65th ISI World Statistics Congress

65th ISI World Statistics Congress

Zero-order parallel sampling

Conference

65th ISI World Statistics Congress

Format: IPS Abstract - WSC 2025

Abstract

Finding effective ways to exploit parallel computing to speed up MCMC convergence is an important problem in Bayesian computation and related disciplines. Here we consider the zero-order (aka derivative-free) version of the problem, where we assume that (a) the gradient of the target distribution is unavailable (either for theoretical, practical or computational reasons) and (b) we can evaluate the (expensive) target distribution in parallel at K different locations and use these evaluations to speed up MCMC convergence.
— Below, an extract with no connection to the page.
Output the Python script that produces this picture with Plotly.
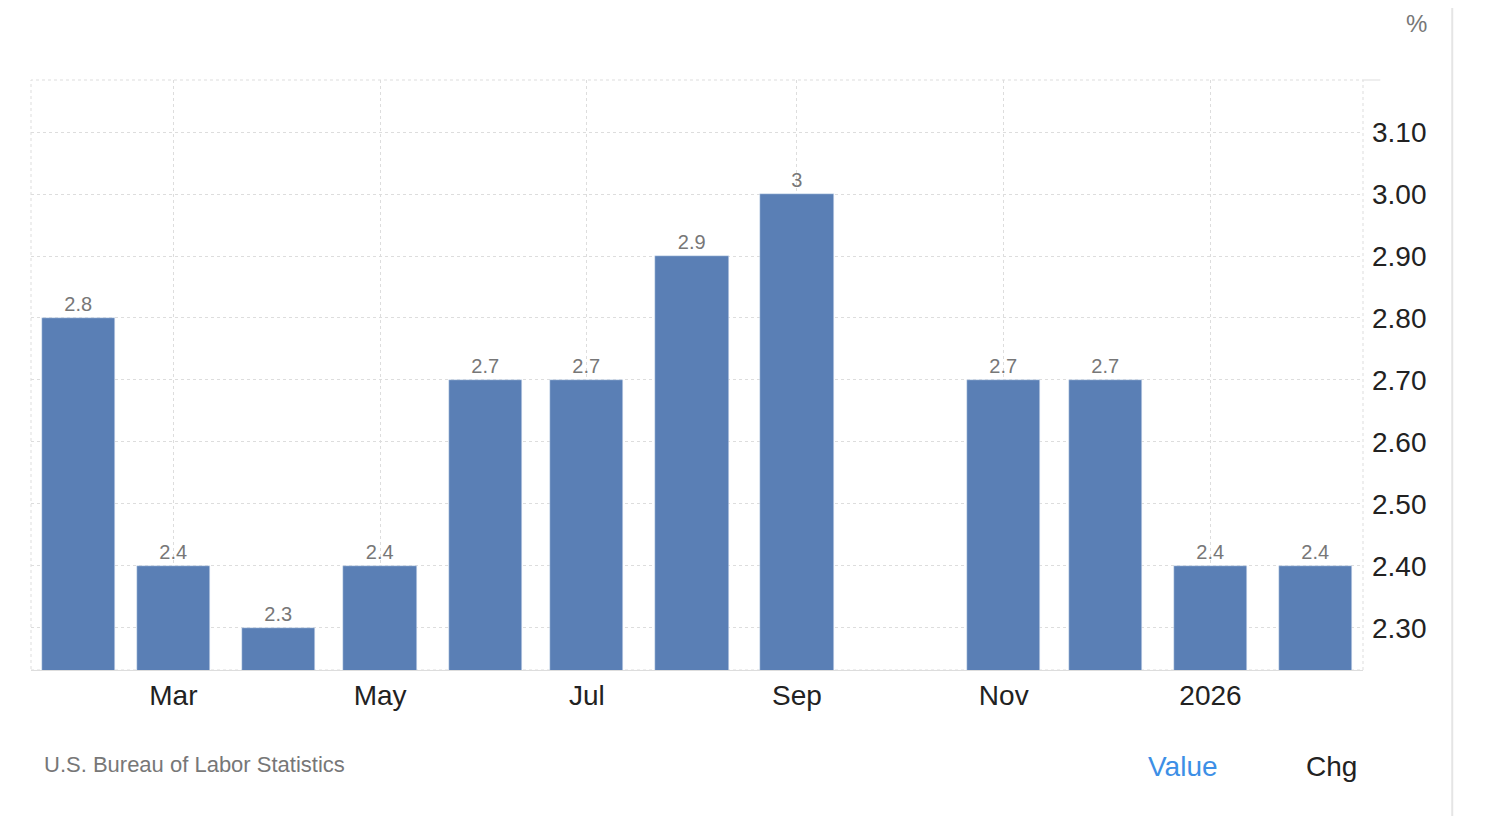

We make two main contributions in this respect. First, we show that any method falling within a fairly general "multiple proposal framework" can only speed up convergence by log(K) factors in high dimensions. The fundamental limitation of such a framework, which includes multiple-try MCMC as well as many other previously proposed methods, is that it restricts possible moves to the support of the K evaluation points. We state our results in terms of upper bounds on the spectral gap of the resulting scheme. Second, we discuss how stochastic gradient estimators can be used to make better use of parallel computing and achieve polynomial speedups in K. Some of the methods have similarities, but also notable differences, with classical zero-order optimization methods.